California’s laws on the payment of wages
California requires that your wages be paid as follows:
- Generally, you must be paid at least twice during each month – on specific designated days such as the second and fourth Fridays of the month. The dates of payment must be stated in a notice at the employer’s location that indicates when and where you’ll be paid.
- The California Labor Code provides that you should be paid by the 26th of each month for work performed between the 1st and the 15th of the month. You should be paid by the 10th of the following month for work performed between the 16th and the end of the month.
- Generally, if your employer pays employees weekly, every other week, or twice a month for work other than between the dates in the above paragraph – you should be paid within seven days of the end of the payroll period.
- There are additional rules for when overtime must be paid.
- If you’re discharged, all your wages (including any accrued vacation time) should be paid when you are terminated. Generally, you cannot claim compensation for any unused sick leave unless sick leave payment is part of your written contract. Employees who do seasonal work should be paid within 72 hours from the date of the seasonal layoff.
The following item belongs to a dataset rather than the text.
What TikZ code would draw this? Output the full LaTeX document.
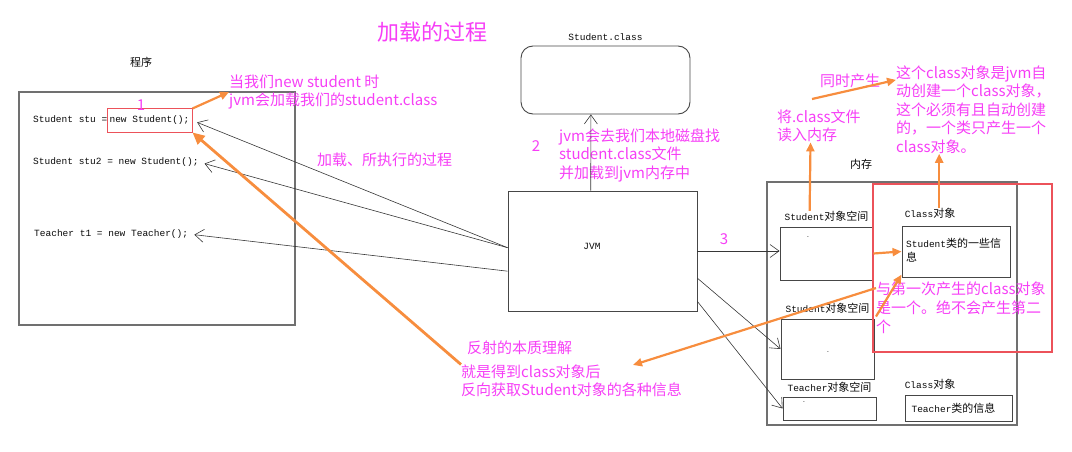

- There are additional wage rules for employees in the motion production industry, the oil drilling industry, and certain entertainment venues.
- There are other rules for employees who don’t have a written employment contract for a specific time period – if they give at least 72 hours of their intent to quit.
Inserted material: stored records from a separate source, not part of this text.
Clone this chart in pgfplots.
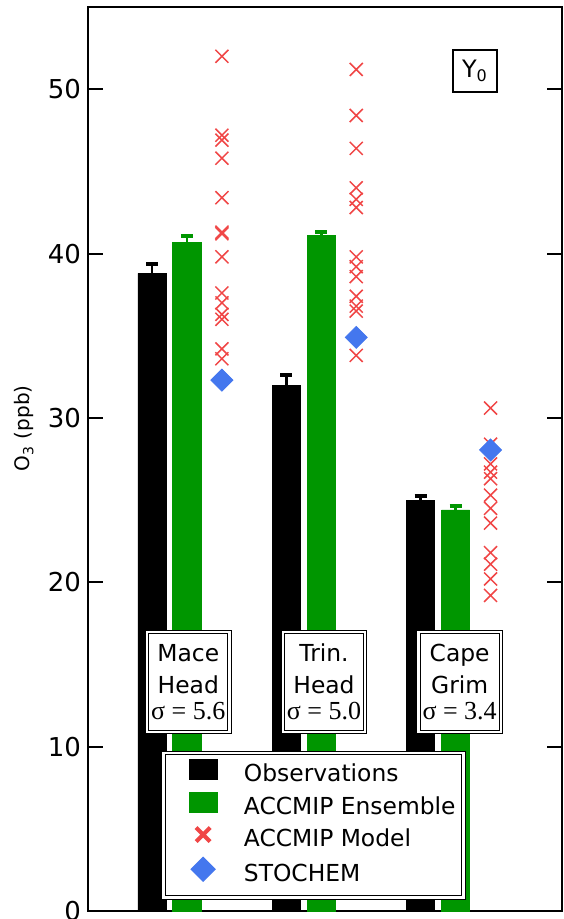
\documentclass[border=0pt]{standalone}
\usepackage{fontspec}
\setmainfont{DejaVu Sans}
\newfontfamily\serif{Liberation Serif}
\usepackage{pgfplots}
\pgfplotsset{compat=1.18}

\definecolor{enscol}{RGB}{0,150,0}
\definecolor{modred}{RGB}{240,70,70}
\definecolor{stochblue}{RGB}{68,119,238}

\tikzset{sitebox/.style={draw=black, double=white, double distance=1.2pt, line width=0.5pt,
  fill=white, align=center, inner sep=2pt, minimum width=41pt, minimum height=50pt,
  font=\fontsize{11.7}{16}\selectfont}}

\begin{document}
\begin{tikzpicture}
\useasboundingbox (-44pt,-4pt) rectangle (237.5pt,455.5pt);
\begin{axis}[
  scale only axis, width=237pt, height=452pt,
  xmin=-0.737, xmax=2.792, ymin=0, ymax=55,
  xtick=\empty,
  ytick={0,10,...,50},
  tick align=inside, ytick pos=both, yticklabel pos=left,
  major tick length=7.5pt,
  axis line style={line width=1pt},
  every tick/.style={line width=1pt, black},
  tick label style={font=\fontsize{13}{15}\selectfont},
  /pgf/number format/assume math mode=true,
  ylabel={O\textsubscript{3} (ppb)},
  ylabel style={font=\fontsize{10}{12}\selectfont, at={(ticklabel cs:0.534)}},
  clip=false,
  legend style={at={(rel axis cs:0.158,0.0144)}, anchor=south west,
    draw=black, double=white, double distance=1.2pt, line width=0.5pt, fill=white,
    font=\fontsize{11.7}{14}\selectfont,
    inner xsep=4pt, inner ysep=3pt, row sep=0pt, column sep=13pt,
    nodes={inner xsep=0pt, inner ysep=2.5pt, text height=8.7pt, text depth=2.5pt}},
  legend cell align=left,
]
% observed means with their standard errors
\addplot[ybar, bar width=0.21, bar shift=0pt, fill=black, draw=black,
  legend image code/.code={\path (0pt,0pt) (22.5pt,0pt);
    \fill[black] (8.5pt,-2pt) rectangle (22.5pt,8pt);},
  error bars/.cd, y dir=plus, y explicit,
  error bar style={line width=1.4pt, black},
  error mark=|,
  error mark options={line width=2pt, mark size=3pt, black}]
  coordinates {(-0.26,38.8) +- (0,0.55) (0.74,32.0) +- (0,0.6) (1.74,25.0) +- (0,0.25)};
\addlegendentry{Observations}
% ensemble means
\addplot[ybar, bar width=0.21, bar shift=0pt, fill=enscol, draw=enscol,
  legend image code/.code={\path (0pt,0pt) (22.5pt,0pt);
    \fill[enscol] (8.5pt,-2pt) rectangle (22.5pt,8pt);},
  error bars/.cd, y dir=plus, y explicit,
  error bar style={line width=1.4pt, enscol},
  error mark=|,
  error mark options={line width=2pt, mark size=3pt, enscol}]
  coordinates {(0,40.7) +- (0,0.35) (1,41.1) +- (0,0.2) (2,24.4) +- (0,0.25)};
\addlegendentry{ACCMIP Ensemble}
% individual models
\addplot[only marks, mark=x, mark size=4.6pt, modred, line width=0.75pt,
  legend image code/.code={\path (0pt,0pt) (22.5pt,0pt);
    \draw[modred, line width=2pt] (12pt,-0.5pt) -- (19pt,6.5pt) (12pt,6.5pt) -- (19pt,-0.5pt);}]
  coordinates {
  (0.26,52.0) (0.26,47.2) (0.26,46.9) (0.26,45.8) (0.26,43.4) (0.26,41.3) (0.26,41.2)
  (0.26,39.8) (0.26,37.6) (0.26,37.0) (0.26,36.3) (0.26,36.0) (0.26,34.2) (0.26,33.6)
  (1.26,51.2) (1.26,48.4) (1.26,46.4) (1.26,44.0) (1.26,43.3) (1.26,42.8) (1.26,39.8)
  (1.26,39.2) (1.26,38.6) (1.26,37.4) (1.26,36.8) (1.26,36.5) (1.26,33.8)
  (2.26,30.6) (2.26,28.4) (2.26,27.2) (2.26,26.7) (2.26,26.3) (2.26,25.3) (2.26,24.5)
  (2.26,23.6) (2.26,21.8) (2.26,21.1) (2.26,20.2) (2.26,19.2)};
\addlegendentry{ACCMIP Model}
% STOCHEM
\addplot[only marks, mark=square*, mark size=3.9pt,
  mark options={rotate=45, fill=stochblue, draw=stochblue},
  legend image code/.code={\path (0pt,0pt) (22.5pt,0pt);
    \fill[stochblue] (15.5pt,-3pt) -- (21.5pt,3pt) -- (15.5pt,9pt) -- (9.5pt,3pt) -- cycle;}]
  coordinates {(0.26,32.3) (1.26,34.9) (2.26,28.05)};
\addlegendentry{STOCHEM}

\node[sitebox] at (axis cs:0.01,13.93) {Mace\\Head\\[-3pt]{\serif\fontsize{13}{13}\selectfont σ = 5.6}};
\node[sitebox] at (axis cs:1.02,13.93) {Trin.\\Head\\[-3pt]{\serif\fontsize{13}{13}\selectfont σ = 5.0}};
\node[sitebox] at (axis cs:2.03,13.93) {Cape\\Grim\\[-3pt]{\serif\fontsize{13}{13}\selectfont σ = 3.4}};

\node[draw=black, line width=0.6pt, fill=white, font=\fontsize{12}{14}\selectfont,
  inner sep=2pt, minimum width=22pt, minimum height=21pt] at (axis cs:2.144,51.1) {Y\textsubscript{0}};
\end{axis}
\end{tikzpicture}
\end{document}
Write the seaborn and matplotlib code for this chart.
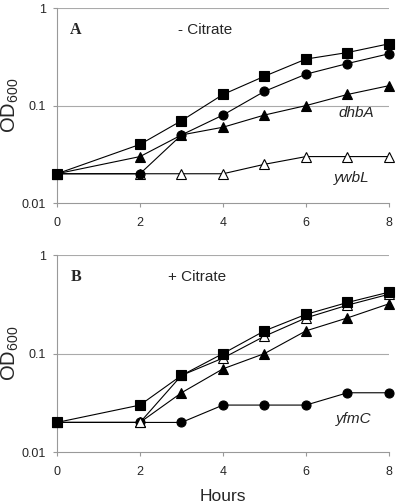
import numpy as np
import pandas as pd
import matplotlib
matplotlib.use("Agg")
import matplotlib.pyplot as plt
import seaborn as sns
from matplotlib.ticker import FixedLocator, FixedFormatter, NullLocator

sns.set_style("white")
plt.rcParams['font.family'] = ['Liberation Sans', 'DejaVu Sans']
plt.rcParams['mathtext.default'] = 'regular'

hours = [0, 2, 3, 4, 5, 6, 7, 8]

# panel A, - citrate
a_square = [0.02, 0.04, 0.07, 0.13, 0.20, 0.30, 0.35, 0.43]
a_circle = [0.02, 0.02, 0.05, 0.08, 0.14, 0.21, 0.27, 0.34]
a_tri = [0.02, 0.03, 0.05, 0.06, 0.08, 0.10, 0.13, 0.16]
a_opentri = [0.02, 0.02, 0.02, 0.02, 0.025, 0.03, 0.03, 0.03]

# panel B, + citrate
b_square = [0.02, 0.03, 0.06, 0.10, 0.17, 0.25, 0.33, 0.42]
b_opentri = [0.02, 0.02, 0.06, 0.09, 0.15, 0.23, 0.31, 0.40]
b_tri = [0.02, 0.02, 0.04, 0.07, 0.10, 0.17, 0.23, 0.32]
b_circle = [0.02, 0.02, 0.02, 0.03, 0.03, 0.03, 0.04, 0.04]

STYLE = {"square": dict(marker="s", ms=7.5, mfc="black"),
         "circle": dict(marker="o", ms=6.5, mfc="black"),
         "tri": dict(marker="^", ms=7, mfc="black"),
         "opentri": dict(marker="^", ms=7, mfc="white")}


def panel(ax, series, letter, title, title_x, labels):
    for kind, vals in series:
        df = pd.DataFrame({"Hours": hours, "OD": vals})
        st = STYLE[kind]
        sns.lineplot(data=df, x="Hours", y="OD", ax=ax, color="black", lw=0.8,
                     marker=st["marker"], markersize=st["ms"], markerfacecolor=st["mfc"],
                     markeredgecolor="black", markeredgewidth=0.8, zorder=3, clip_on=False)
    ax.set_yscale("log")
    ax.set_ylim(0.01, 1)
    ax.set_xlim(0, 8)
    ax.yaxis.set_major_locator(FixedLocator([0.01, 0.1, 1]))
    ax.yaxis.set_major_formatter(FixedFormatter(["0.01", "0.1", "1"]))
    ax.yaxis.set_minor_locator(NullLocator())
    ax.set_xticks([0, 2, 4, 6, 8])
    ax.tick_params(axis="both", labelsize=9, length=3, width=0.8, color="#999999")
    ax.tick_params(axis="x", pad=7)
    ax.tick_params(axis="y", pad=5)
    ax.tick_params(axis="both", which="both", direction="out")
    ax.tick_params(left=True, bottom=True)
    for s in ["top", "right"]:
        ax.spines[s].set_visible(False)
    for s in ["left", "bottom"]:
        ax.spines[s].set_color("#999999")
        ax.spines[s].set_linewidth(0.8)
    for v in [0.1, 1]:
        ax.axhline(v, color="#aaaaaa", lw=0.8, zorder=1)
    ax.set_ylabel("OD$_{600}$", fontsize=14.5)
    ax.yaxis.set_label_coords(-0.108, 0.5)
    ax.set_xlabel("")
    ax.text(0.04, 0.89, letter, transform=ax.transAxes, fontsize=11.5, fontweight="bold",
            family="Liberation Serif", ha="left", va="center")
    ax.text(title_x, 0.89, title, transform=ax.transAxes, fontsize=11, ha="left", va="center")
    for txt, x, y in labels:
        ax.text(x, y, txt, fontsize=11, style="italic", ha="center", va="center")


fig = plt.figure(figsize=(4.0, 5.04), dpi=100)
axA = fig.add_axes([0.1425, 0.597, 0.83, 0.387])
axB = fig.add_axes([0.1425, 0.103, 0.83, 0.391])

panel(axA, [("opentri", a_opentri), ("tri", a_tri), ("circle", a_circle), ("square", a_square)],
      "A", "- Citrate", 0.365, [("dhbA", 7.2, 0.083), ("ywbL", 7.1, 0.018)])
panel(axB, [("circle", b_circle), ("tri", b_tri), ("opentri", b_opentri), ("square", b_square)],
      "B", "+ Citrate", 0.335, [("yfmC", 7.15, 0.0215)])
axB.set_xlabel("Hours", fontsize=12.5)
axB.xaxis.set_label_coords(0.5, -0.185)

fig.savefig("out.png", dpi=100)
What remedies can employees assert for the non-timely payment of wages?
There are different types of remedies depending on your employment status and other factors. The best course of action is to contact our seasoned employment lawyers. We’ll explain your rights and what steps you should take to assert your rights. Your rights may depend on the laws we discussed above, other California laws, and federal employment laws. Your rights may also depend on a written employment contract.
Some common steps include:
- Contacting the human resources department for your employer.
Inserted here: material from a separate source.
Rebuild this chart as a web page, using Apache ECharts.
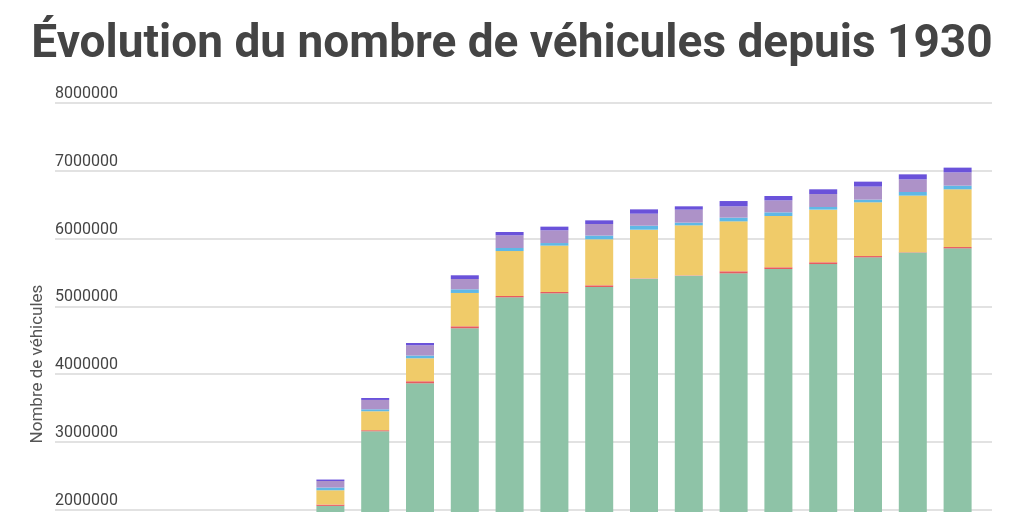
<!DOCTYPE html>
<html>
<head>
<meta charset="utf-8">
<script src="https://cdn.jsdelivr.net/npm/echarts@6/dist/echarts.min.js"></script>
<style>
  html, body { margin: 0; padding: 0; overflow: hidden; background: #fff; }
  #chart { width: 1024px; height: 700px; }
</style>
</head>
<body>
<div id="chart"></div>
<script>
// years (the axis labels fall below the visible frame)
var years = ['1930', '1940', '1950', '1960', '1965', '1970', '1980', '1990', '2000',
  '2010', '2011', '2012', '2013', '2014', '2015', '2016', '2017', '2018', '2019', '2020'];

// stacked from bottom to top
var voitures   = [90000, 150000, 280000, 750000, 1500000, 2053000, 3155000, 3863000, 4675000, 5132000,
  5191000, 5284000, 5407000, 5452000, 5486000, 5550000, 5623000, 5722000, 5792000, 5855000];
var autobus    = [3000, 4000, 8000, 10000, 12000, 20000, 15000, 30000, 29000, 19000,
  19000, 25000, 5000, 5000, 30000, 25000, 26000, 19000, 5000, 19000];
var camions    = [50000, 60000, 120000, 180000, 200000, 211000, 280000, 339000, 492000, 664000,
  685000, 679000, 718000, 737000, 737000, 757000, 777000, 793000, 836000, 852000];
var tracteurs  = [5000, 8000, 15000, 25000, 30000, 40000, 29000, 40000, 54000, 45000,
  38000, 55000, 59000, 40000, 55000, 54000, 39000, 40000, 53000, 54000];
var motos      = [40000, 50000, 60000, 80000, 90000, 97000, 138000, 152000, 152000, 187000,
  188000, 171000, 177000, 192000, 167000, 177000, 191000, 192000, 187000, 196000];
var autres     = [10000, 10000, 15000, 18000, 20000, 21000, 29000, 34000, 55000, 49000,
  54000, 54000, 64000, 49000, 78000, 64000, 70000, 73000, 74000, 70000];

var yTicks = { min: 0, max: 8000000, step: 1000000 };

var chart = echarts.init(document.getElementById('chart'));

function barSeries(name, data, color) {
  return {
    name: name,
    type: 'bar',
    stack: 'total',
    xAxisIndex: 1,
    yAxisIndex: 1,
    barWidth: 28,
    itemStyle: { color: color },
    data: data
  };
}

var options = {
  animation: false,
  backgroundColor: '#fff',
  textStyle: { fontFamily: 'Roboto' },
  title: {
    text: 'Évolution du nombre de véhicules depuis 1930',
    left: 'center',
    top: 17,
    textStyle: { fontSize: 46, fontWeight: 'bold', color: '#444', fontFamily: 'Roboto' }
  },
  graphic: [{
    type: 'text',
    x: 38,
    y: 364,
    rotation: Math.PI / 2,
    style: {
      text: 'Nombre de véhicules',
      fill: '#555',
      font: '17px Roboto',
      align: 'center',
      verticalAlign: 'middle'
    }
  }],
  grid: [
    { left: 55, right: 32, top: 103, bottom: 55 },
    { left: 84, right: 44, top: 103, bottom: 55 }
  ],
  xAxis: [
    { gridIndex: 0, type: 'category', data: years, show: false },
    {
      gridIndex: 1,
      type: 'category',
      data: years,
      axisLine: { show: false },
      axisTick: { show: false },
      axisLabel: { color: '#555', fontSize: 14 }
    }
  ],
  yAxis: [
    {
      gridIndex: 0,
      type: 'value',
      min: yTicks.min,
      max: yTicks.max,
      interval: yTicks.step,
      axisLine: { show: false },
      axisTick: { show: false },
      axisLabel: {
        inside: true,
        margin: 0,
        align: 'left',
        verticalAlign: 'bottom',
        padding: [0, 0, 1, 0],
        fontSize: 16,
        color: '#444',
        formatter: function (v) { return String(v); }
      },
      splitLine: { show: true, lineStyle: { color: '#e2e2e2', width: 2 } }
    },
    {
      gridIndex: 1,
      type: 'value',
      min: yTicks.min,
      max: yTicks.max,
      interval: yTicks.step,
      show: false,
      splitLine: { show: false }
    }
  ],
  series: [
    barSeries('Voitures', voitures, '#8ec3a7'),
    barSeries('Autobus et autocars', autobus, '#e85b60'),
    barSeries('Camions et camionnettes', camions, '#f0cb69'),
    barSeries('Tracteurs', tracteurs, '#5fb8e6'),
    barSeries('Motocyclettes', motos, '#ad92c8'),
    barSeries('Autres', autres, '#6a52da')
  ]
};

chart.setOption(options);
</script>
</body>
</html>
- Contacting your union representative if you belong to a union.
- Contacting the California Department of Industrial Relations
- Contacting our respected California employment lawyers
What damages are you entitled to for the non-timely payment of your wages?
If your employer doesn’t pay you according to your contract, California law, or federal law; you may bd entitled to the following:
- The wages that you earned
- Any interest for the delay
- A waiting time penalty – which, according to the California Department of Industrial Relations (same link as above), is your daily pay rate for each day your pay is delayed – up to 30 days. We’ll explain when you’re eligible for the penalty and when you’re not. The 30 days’ pay is more than most employees’ normal pay because most employees only work 5 days a week, not every day.
There are a few notes of caution:
- Generally, California’s pay laws apply to employees but not to independent contractors.
- Normally, your employer cannot force you to sign a release or impose any conditions if you are leaving the company or were terminated from the company. Any claims the employer may have for tools in your possession, for intellectual property, or to get you to waive claims you may have against your employer – should be handled separately.
- You normally have the right to ask your employer to mail your last paycheck. Some employees prefer receiving their last paycheck by mail if they’ve been terminated.